The story goes beyond the zoo as Ackerman takes us into the Warsaw Ghetto and the 1943 Jewish uprising and also describes the Polish revolt against the Nazi occupiers in 1944. She introduces us to such varied figures as Lutz Heck, the duplicitous head of the Berlin Zoo; Rabbi Kalonymus Kalman Shapira, spiritual head of the ghetto; and the leaders of Zegota, the Polish organization set up to help the Jews.
Ackerman reveals other rescuers, such as Dr. Mada Walter, who helped many Jews escape, giving them lessons on how to appear Aryan and not attract notice.
I have often been asked how I can read another Holocaust memoir. My answer is if I read every story by every survivor I would still be missing six million stories to tell the complete horror of the Holocaust. The Zookeeper’s Wife adds another chapter to the story that cannot be forgotten.
Next week April 30, there will be a reading and book signing with Diane Ackerman at the Kosciuszko Foundation, 15 East 16th Street in N.Y. The event, with the participation of Tovah Feldshuh will be a benefit for the Museum of the History of Polish Jews.

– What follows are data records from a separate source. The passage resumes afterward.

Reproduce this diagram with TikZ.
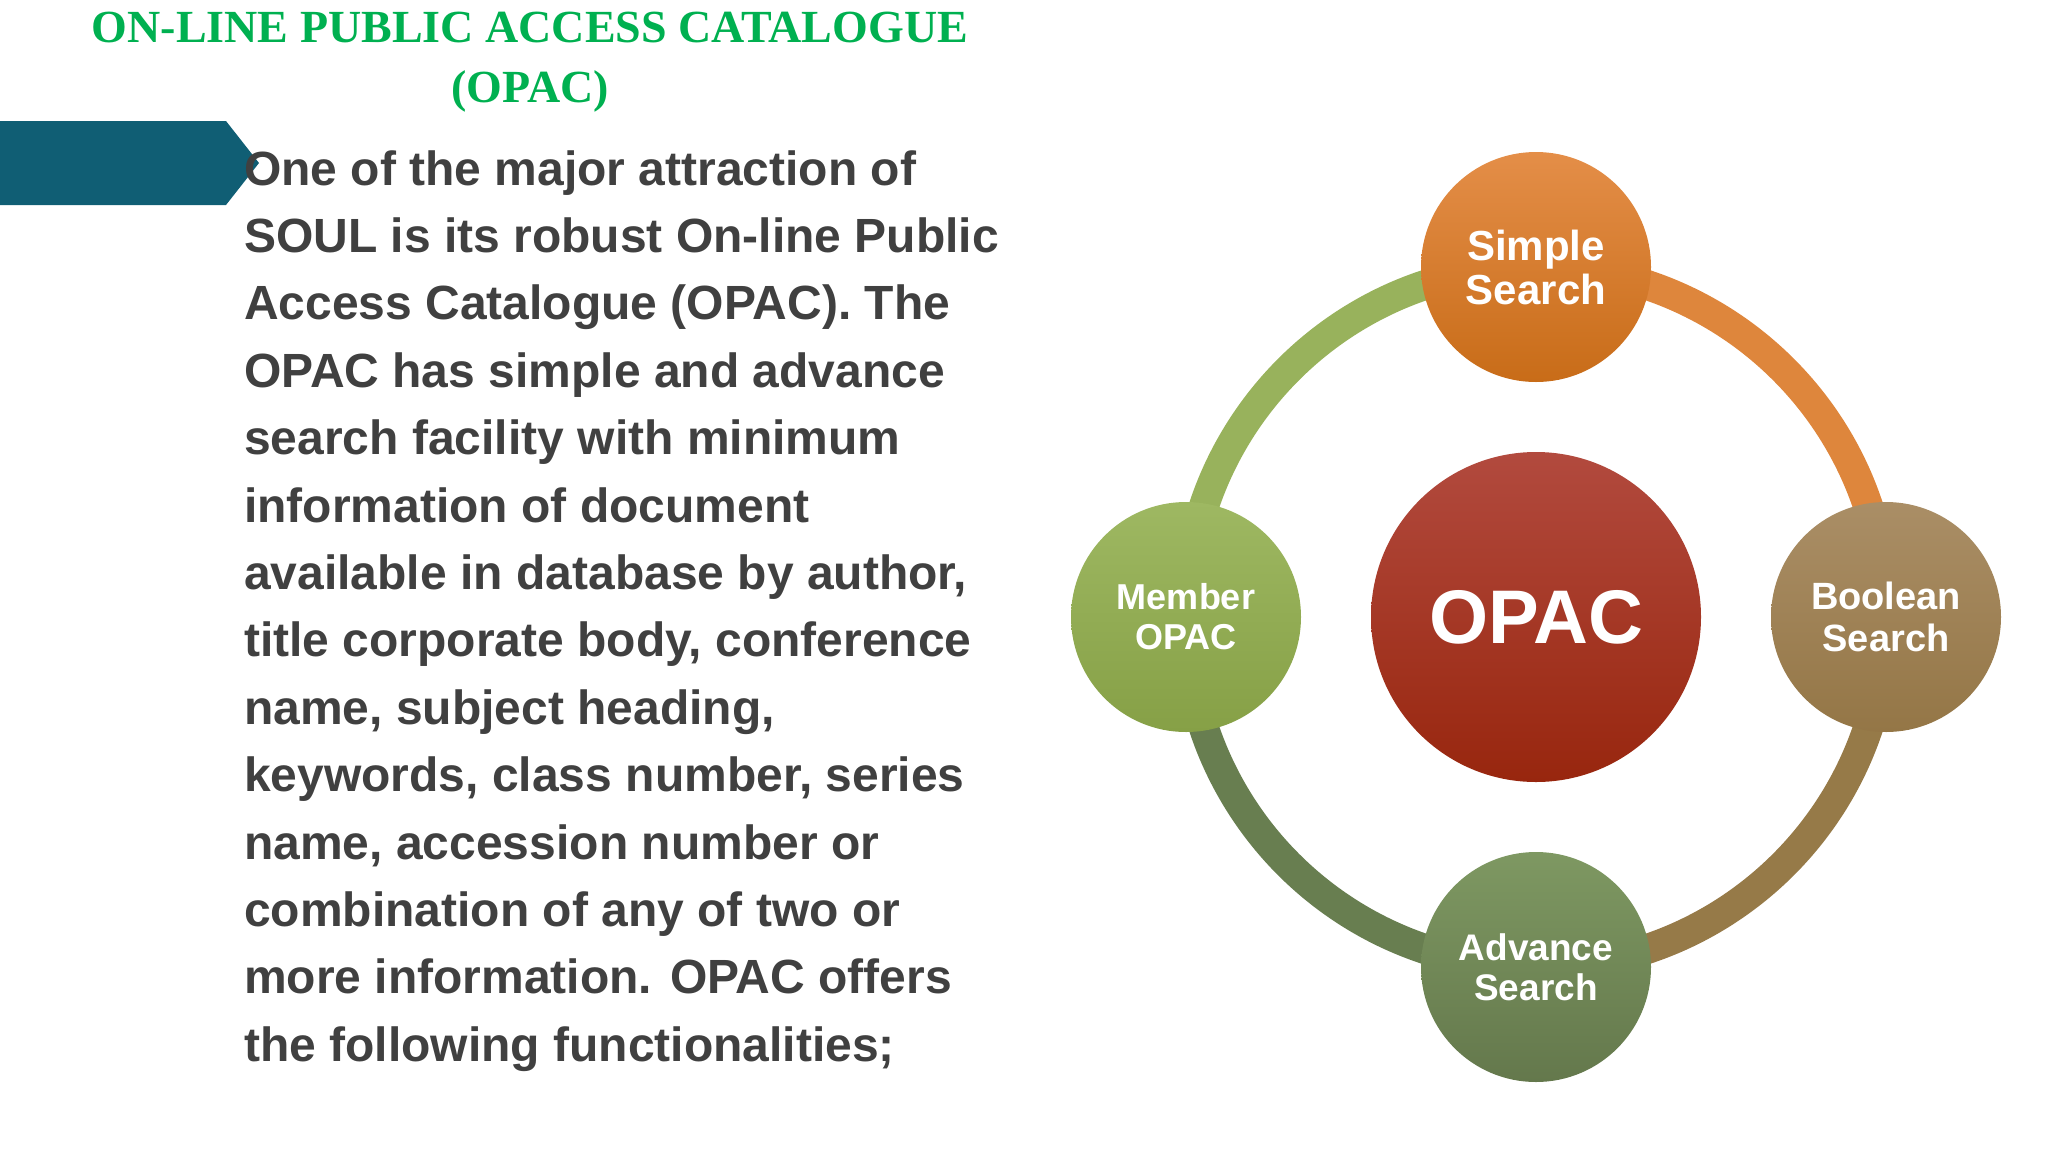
\documentclass[tikz,border=0pt]{standalone}
\usepackage{fontspec}
\setmainfont{Liberation Sans}
\newfontfamily\titlefont{Liberation Serif}
\begin{document}
\begin{tikzpicture}[x=1pt,y=-1pt,
  sm/.style={circle,minimum size=230pt,inner sep=0pt,align=center,text=white,font=\bfseries\fontsize{42}{44}\selectfont},
  body/.style={anchor=base west,inner sep=0pt,text={rgb,255:red,64;green,64;blue,64},font=\bfseries\fontsize{48}{52}\selectfont},
  ring/.style={line width=30pt}]
\useasboundingbox (0,0) rectangle (2048,1152);
\definecolor{tgreen}{RGB}{0,176,80}
\node[text=tgreen,font=\titlefont\bfseries\fontsize{46}{60}\selectfont,align=center] (title) at (530,62) {ON-LINE PUBLIC ACCESS CATALOGUE\\(OPAC)};
\fill[fill={rgb,255:red,16;green,94;blue,116}] (0,121) -- (226,121) -- (259,163) -- (226,205) -- (0,205) -- cycle;
\foreach \t [count=\i from 0] in {{One of the major attraction of},{SOUL is its robust On-line Public},{Access Catalogue (OPAC). The},{OPAC has simple and advance},{search facility with minimum},{information of document},{available in database by author,},{title corporate body, conference},{name, subject heading,},{keywords, class number, series},{name, accession number or},{combination of any of two or},{more information. OPAC offers},{the following functionalities;}}
  {\node[body] (l\i) at (244,185+67.4*\i) {\t};}
\coordinate (c) at (1536,617);
\draw[ring,color={rgb,255:red,152;green,178;blue,92}] (c) ++(-90:350) arc (-90:-180:350);
\draw[ring,color={rgb,255:red,222;green,134;blue,60}] (c) ++(-90:350) arc (-90:0:350);
\draw[ring,color={rgb,255:red,150;green,122;blue,72}] (c) ++(0:350) arc (0:90:350);
\draw[ring,color={rgb,255:red,104;green,126;blue,80}] (c) ++(180:350) arc (180:90:350);
\node[circle,minimum size=330pt,inner sep=0pt,text=white,top color={rgb,255:red,178;green,74;blue,62},bottom color={rgb,255:red,152;green,38;blue,14},font=\bfseries\fontsize{76}{80}\selectfont] (opac) at (c) {OPAC};
\node[sm,top color={rgb,255:red,228;green,142;blue,72},bottom color={rgb,255:red,200;green,108;blue,24}] (simple) at (1536,267) {Simple\\Search};
\node[sm,font=\bfseries\fontsize{38}{42}\selectfont,top color={rgb,255:red,170;green,142;blue,102},bottom color={rgb,255:red,148;green,118;blue,70}] (bool) at (1886,617) {Boolean\\Search};
\node[sm,font=\bfseries\fontsize{37}{40}\selectfont,top color={rgb,255:red,126;green,152;blue,98},bottom color={rgb,255:red,100;green,120;blue,76}] (adv) at (1536,967) {Advance\\Search};
\node[sm,font=\bfseries\fontsize{36}{40}\selectfont,top color={rgb,255:red,158;green,184;blue,98},bottom color={rgb,255:red,134;green,160;blue,70}] (member) at (1186,617) {Member\\OPAC};
\end{tikzpicture}
\end{document}
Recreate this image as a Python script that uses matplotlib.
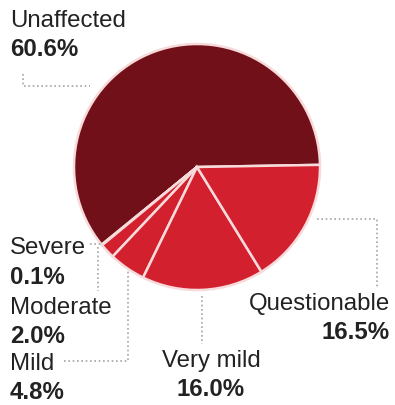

It has just been announced that Rabbi Brian Lurie, a former Jewish Federation CEO was appointed the lead fund-raiser for a Polish Jewish History Museum.
Rabbi Brian Lurie, the former head of the Jewish Community Federation of San Francisco, was named the chairman of international development for the Museum of the History of Polish Jews slated to open in Warsaw in 2011.
Officials of the museum, which will be located in the former Warsaw Ghetto, hope it will become one of the three most important Jewish memorials in the world, joining the U.S. Holocaust Memorial Museum in Washington and Yad Vashem in Jerusalem.
Lurie, who currently is the president of the Alfred and Hanna Fromm Fund and co-chairman of the Inter-Agency Task Force on Israeli-Arab issues, founded the San Francisco Contemporary Jewish Museum in 1984. He helped raise nearly $1 billion as the executive vice president of the United Jewish Appeal to move a million Soviet Jews to Israel during Operation Exodus.